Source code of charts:
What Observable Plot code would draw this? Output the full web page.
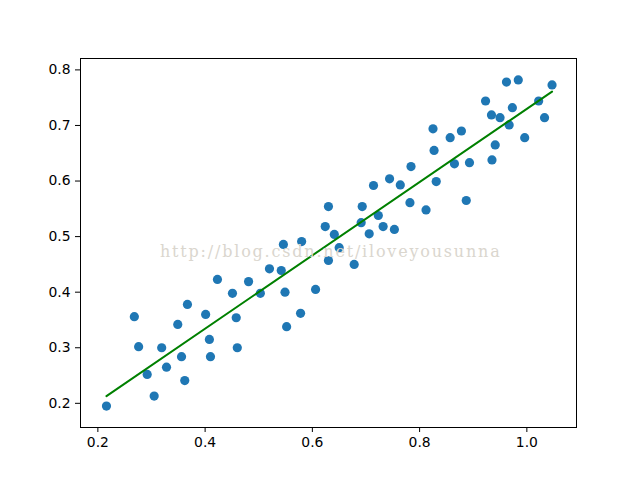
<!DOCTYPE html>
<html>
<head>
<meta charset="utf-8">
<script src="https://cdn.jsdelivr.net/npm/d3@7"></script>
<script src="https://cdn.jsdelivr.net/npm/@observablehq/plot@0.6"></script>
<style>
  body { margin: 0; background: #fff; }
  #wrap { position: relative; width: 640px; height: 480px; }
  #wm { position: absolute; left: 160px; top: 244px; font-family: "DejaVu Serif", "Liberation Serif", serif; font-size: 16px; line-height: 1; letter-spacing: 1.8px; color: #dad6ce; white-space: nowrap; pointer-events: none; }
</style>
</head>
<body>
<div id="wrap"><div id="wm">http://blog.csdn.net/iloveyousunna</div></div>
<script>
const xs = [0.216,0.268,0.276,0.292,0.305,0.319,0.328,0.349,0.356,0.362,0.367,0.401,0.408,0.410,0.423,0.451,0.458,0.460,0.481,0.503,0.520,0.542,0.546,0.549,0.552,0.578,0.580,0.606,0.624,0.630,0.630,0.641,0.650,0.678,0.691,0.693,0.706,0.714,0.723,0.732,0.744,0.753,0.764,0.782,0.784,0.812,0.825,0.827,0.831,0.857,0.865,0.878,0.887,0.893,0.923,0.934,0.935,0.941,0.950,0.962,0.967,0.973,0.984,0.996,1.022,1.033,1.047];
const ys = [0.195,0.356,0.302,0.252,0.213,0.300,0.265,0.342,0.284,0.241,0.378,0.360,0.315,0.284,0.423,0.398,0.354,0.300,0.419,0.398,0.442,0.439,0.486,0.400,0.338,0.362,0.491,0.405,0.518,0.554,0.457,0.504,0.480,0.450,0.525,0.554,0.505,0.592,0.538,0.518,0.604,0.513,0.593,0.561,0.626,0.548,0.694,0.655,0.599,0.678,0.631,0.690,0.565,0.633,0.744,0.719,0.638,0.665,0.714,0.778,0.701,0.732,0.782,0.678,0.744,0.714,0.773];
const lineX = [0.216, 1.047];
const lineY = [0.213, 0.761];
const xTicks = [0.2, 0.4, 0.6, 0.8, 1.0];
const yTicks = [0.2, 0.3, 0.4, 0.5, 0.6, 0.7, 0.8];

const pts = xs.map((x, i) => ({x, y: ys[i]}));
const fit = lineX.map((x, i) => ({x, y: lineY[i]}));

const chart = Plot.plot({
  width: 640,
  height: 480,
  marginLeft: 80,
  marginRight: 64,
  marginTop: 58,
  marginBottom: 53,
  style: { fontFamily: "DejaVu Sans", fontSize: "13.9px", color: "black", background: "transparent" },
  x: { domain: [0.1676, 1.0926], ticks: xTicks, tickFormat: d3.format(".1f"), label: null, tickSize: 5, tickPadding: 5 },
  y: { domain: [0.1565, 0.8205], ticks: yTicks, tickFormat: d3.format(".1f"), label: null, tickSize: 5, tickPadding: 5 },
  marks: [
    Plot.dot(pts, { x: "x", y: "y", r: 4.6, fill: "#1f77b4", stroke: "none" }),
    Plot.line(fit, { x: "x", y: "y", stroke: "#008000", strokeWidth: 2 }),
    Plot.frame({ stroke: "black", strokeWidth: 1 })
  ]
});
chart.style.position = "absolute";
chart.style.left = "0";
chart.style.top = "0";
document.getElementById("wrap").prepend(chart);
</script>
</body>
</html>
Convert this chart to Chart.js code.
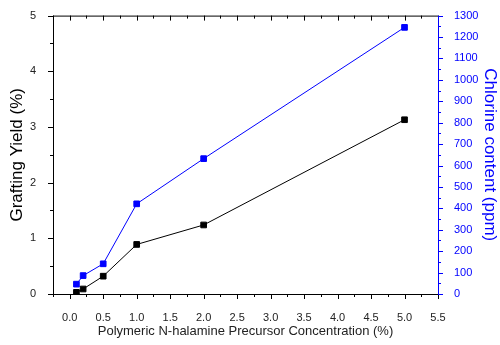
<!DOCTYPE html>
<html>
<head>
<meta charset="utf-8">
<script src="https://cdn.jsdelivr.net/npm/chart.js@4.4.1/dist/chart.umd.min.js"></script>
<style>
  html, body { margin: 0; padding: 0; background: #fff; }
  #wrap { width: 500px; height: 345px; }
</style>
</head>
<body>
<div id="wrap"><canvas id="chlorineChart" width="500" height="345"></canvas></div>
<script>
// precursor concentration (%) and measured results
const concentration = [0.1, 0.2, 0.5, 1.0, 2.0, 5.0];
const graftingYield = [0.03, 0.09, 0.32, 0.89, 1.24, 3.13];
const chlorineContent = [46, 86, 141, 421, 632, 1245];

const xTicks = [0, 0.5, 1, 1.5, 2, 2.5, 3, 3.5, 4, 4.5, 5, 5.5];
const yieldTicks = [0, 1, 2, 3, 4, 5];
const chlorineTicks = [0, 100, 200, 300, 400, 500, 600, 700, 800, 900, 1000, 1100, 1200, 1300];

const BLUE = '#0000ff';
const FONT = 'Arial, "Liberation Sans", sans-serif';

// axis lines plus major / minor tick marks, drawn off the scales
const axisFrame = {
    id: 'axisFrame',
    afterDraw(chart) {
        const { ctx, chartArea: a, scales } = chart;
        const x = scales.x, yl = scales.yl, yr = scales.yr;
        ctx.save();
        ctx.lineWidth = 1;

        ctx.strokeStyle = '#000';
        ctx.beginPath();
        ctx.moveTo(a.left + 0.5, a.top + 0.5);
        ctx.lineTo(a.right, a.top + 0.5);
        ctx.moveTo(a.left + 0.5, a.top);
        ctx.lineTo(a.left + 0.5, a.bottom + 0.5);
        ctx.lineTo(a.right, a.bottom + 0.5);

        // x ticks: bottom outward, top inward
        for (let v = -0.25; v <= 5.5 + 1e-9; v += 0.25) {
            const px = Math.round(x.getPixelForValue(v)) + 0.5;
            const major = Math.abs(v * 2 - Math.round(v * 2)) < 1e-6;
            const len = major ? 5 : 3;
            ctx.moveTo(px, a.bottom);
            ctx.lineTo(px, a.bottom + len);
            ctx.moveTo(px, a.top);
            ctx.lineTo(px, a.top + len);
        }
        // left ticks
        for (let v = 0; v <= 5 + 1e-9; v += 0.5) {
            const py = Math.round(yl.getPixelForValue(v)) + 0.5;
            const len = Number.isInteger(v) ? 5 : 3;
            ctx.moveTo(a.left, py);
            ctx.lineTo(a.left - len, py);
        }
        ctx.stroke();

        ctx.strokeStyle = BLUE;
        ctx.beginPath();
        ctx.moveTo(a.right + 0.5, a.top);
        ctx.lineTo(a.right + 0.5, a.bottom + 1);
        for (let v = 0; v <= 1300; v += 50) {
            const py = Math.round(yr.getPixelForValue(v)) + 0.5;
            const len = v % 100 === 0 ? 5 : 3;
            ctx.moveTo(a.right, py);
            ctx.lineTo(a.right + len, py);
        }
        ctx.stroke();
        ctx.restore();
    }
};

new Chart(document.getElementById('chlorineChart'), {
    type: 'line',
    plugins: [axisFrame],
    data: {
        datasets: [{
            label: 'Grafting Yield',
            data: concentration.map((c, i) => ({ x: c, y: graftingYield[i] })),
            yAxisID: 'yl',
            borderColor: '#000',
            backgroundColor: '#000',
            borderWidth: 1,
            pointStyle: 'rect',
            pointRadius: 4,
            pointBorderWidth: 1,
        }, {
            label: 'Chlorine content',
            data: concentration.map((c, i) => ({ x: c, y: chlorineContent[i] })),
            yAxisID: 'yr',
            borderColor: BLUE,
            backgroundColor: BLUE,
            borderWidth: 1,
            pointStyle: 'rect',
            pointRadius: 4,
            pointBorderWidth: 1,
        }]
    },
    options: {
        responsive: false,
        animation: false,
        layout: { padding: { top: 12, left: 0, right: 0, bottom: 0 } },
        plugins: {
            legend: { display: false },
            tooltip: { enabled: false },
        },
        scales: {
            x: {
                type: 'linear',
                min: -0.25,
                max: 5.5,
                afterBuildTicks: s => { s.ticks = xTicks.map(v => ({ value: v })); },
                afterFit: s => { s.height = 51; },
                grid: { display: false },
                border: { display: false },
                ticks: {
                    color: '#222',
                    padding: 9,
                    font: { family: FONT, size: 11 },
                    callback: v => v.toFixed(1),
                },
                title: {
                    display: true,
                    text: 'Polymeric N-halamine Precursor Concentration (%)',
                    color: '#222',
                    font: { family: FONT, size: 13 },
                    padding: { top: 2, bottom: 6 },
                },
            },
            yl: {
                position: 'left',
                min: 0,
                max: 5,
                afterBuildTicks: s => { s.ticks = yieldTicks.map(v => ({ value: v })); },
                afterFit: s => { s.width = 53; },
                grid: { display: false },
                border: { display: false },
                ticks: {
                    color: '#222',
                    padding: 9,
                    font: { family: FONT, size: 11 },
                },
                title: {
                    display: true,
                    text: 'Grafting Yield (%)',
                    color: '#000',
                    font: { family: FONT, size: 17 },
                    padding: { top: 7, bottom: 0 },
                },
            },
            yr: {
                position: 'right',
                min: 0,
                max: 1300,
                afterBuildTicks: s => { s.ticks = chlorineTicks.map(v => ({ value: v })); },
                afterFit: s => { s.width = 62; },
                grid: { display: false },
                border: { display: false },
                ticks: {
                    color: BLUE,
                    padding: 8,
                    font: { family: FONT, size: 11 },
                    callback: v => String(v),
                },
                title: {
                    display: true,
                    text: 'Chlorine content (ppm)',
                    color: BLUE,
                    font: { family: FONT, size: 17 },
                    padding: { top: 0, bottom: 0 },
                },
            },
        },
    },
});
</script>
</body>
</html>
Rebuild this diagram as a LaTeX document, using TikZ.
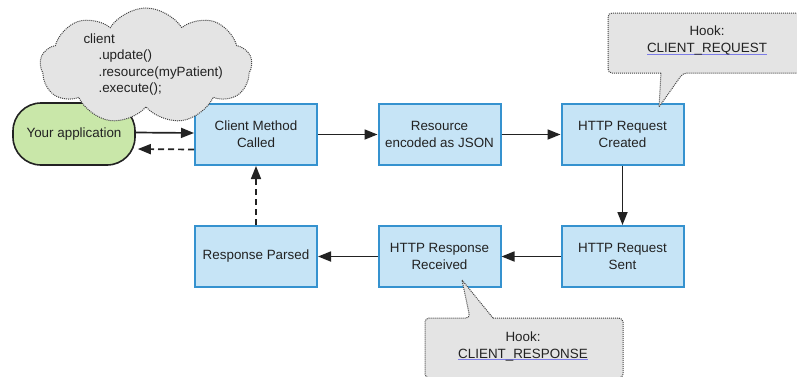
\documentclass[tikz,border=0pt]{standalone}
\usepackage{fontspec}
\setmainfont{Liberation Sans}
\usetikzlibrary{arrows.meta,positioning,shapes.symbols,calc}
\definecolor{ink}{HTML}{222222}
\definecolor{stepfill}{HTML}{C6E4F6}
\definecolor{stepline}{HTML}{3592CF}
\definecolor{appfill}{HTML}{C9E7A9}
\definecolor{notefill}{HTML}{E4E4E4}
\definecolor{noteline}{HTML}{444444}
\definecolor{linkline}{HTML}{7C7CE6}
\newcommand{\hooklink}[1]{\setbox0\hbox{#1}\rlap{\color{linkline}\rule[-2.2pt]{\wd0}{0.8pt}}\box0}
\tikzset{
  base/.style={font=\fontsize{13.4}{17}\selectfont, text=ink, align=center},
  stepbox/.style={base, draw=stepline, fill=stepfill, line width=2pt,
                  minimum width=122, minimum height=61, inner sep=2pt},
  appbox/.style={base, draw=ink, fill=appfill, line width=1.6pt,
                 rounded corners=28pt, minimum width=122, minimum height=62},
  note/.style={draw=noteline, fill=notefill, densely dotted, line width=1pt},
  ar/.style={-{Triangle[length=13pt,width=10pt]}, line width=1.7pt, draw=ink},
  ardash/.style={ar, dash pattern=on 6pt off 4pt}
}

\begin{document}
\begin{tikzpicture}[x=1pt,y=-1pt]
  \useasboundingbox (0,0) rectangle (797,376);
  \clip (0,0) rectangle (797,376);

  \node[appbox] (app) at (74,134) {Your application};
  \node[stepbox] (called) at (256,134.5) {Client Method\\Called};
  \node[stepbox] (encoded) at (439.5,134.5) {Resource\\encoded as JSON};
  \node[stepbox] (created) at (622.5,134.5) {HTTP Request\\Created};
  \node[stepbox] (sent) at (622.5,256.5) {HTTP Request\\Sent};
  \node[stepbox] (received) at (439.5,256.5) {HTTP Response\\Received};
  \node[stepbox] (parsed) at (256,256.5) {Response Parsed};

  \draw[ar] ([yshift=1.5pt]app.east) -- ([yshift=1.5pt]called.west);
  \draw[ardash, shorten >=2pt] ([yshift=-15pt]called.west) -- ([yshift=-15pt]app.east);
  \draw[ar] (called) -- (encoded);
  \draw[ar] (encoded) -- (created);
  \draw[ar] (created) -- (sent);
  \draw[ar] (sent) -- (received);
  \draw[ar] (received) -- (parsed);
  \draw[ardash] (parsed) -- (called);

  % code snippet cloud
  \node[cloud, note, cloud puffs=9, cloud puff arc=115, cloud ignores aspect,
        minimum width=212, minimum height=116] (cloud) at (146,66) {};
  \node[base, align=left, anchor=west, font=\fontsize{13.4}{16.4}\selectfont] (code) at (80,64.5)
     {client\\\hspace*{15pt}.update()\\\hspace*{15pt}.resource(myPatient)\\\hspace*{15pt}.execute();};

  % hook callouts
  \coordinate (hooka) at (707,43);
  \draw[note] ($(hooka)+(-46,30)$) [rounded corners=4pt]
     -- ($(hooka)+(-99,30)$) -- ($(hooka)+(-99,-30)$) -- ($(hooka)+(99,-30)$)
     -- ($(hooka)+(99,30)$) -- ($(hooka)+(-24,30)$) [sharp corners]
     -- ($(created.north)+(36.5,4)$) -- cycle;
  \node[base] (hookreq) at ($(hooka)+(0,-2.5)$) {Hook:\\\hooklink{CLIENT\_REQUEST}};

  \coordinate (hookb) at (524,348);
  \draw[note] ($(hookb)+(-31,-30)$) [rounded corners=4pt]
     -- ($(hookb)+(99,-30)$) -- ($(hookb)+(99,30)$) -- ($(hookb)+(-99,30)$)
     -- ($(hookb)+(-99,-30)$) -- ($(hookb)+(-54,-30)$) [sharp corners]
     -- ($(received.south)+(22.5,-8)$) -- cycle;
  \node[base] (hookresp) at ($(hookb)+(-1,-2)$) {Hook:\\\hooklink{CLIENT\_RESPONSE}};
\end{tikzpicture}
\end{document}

Instructions for the task: Reproduce exactly the lines above starting at the line containing "Rebuild this diagram" and ending at the line containing "(parsed) at (256,256.5)", including both, but not the pictures.

Solved exercise:
Rebuild this diagram as a LaTeX document, using TikZ.
\documentclass[tikz,border=0pt]{standalone}
\usepackage{fontspec}
\setmainfont{Liberation Sans}
\usetikzlibrary{arrows.meta,positioning,shapes.symbols,calc}
\definecolor{ink}{HTML}{222222}
\definecolor{stepfill}{HTML}{C6E4F6}
\definecolor{stepline}{HTML}{3592CF}
\definecolor{appfill}{HTML}{C9E7A9}
\definecolor{notefill}{HTML}{E4E4E4}
\definecolor{noteline}{HTML}{444444}
\definecolor{linkline}{HTML}{7C7CE6}
\newcommand{\hooklink}[1]{\setbox0\hbox{#1}\rlap{\color{linkline}\rule[-2.2pt]{\wd0}{0.8pt}}\box0}
\tikzset{
  base/.style={font=\fontsize{13.4}{17}\selectfont, text=ink, align=center},
  stepbox/.style={base, draw=stepline, fill=stepfill, line width=2pt,
                  minimum width=122, minimum height=61, inner sep=2pt},
  appbox/.style={base, draw=ink, fill=appfill, line width=1.6pt,
                 rounded corners=28pt, minimum width=122, minimum height=62},
  note/.style={draw=noteline, fill=notefill, densely dotted, line width=1pt},
  ar/.style={-{Triangle[length=13pt,width=10pt]}, line width=1.7pt, draw=ink},
  ardash/.style={ar, dash pattern=on 6pt off 4pt}
}

\begin{document}
\begin{tikzpicture}[x=1pt,y=-1pt]
  \useasboundingbox (0,0) rectangle (797,376);
  \clip (0,0) rectangle (797,376);

  \node[appbox] (app) at (74,134) {Your application};
  \node[stepbox] (called) at (256,134.5) {Client Method\\Called};
  \node[stepbox] (encoded) at (439.5,134.5) {Resource\\encoded as JSON};
  \node[stepbox] (created) at (622.5,134.5) {HTTP Request\\Created};
  \node[stepbox] (sent) at (622.5,256.5) {HTTP Request\\Sent};
  \node[stepbox] (received) at (439.5,256.5) {HTTP Response\\Received};
  \node[stepbox] (parsed) at (256,256.5) {Response Parsed};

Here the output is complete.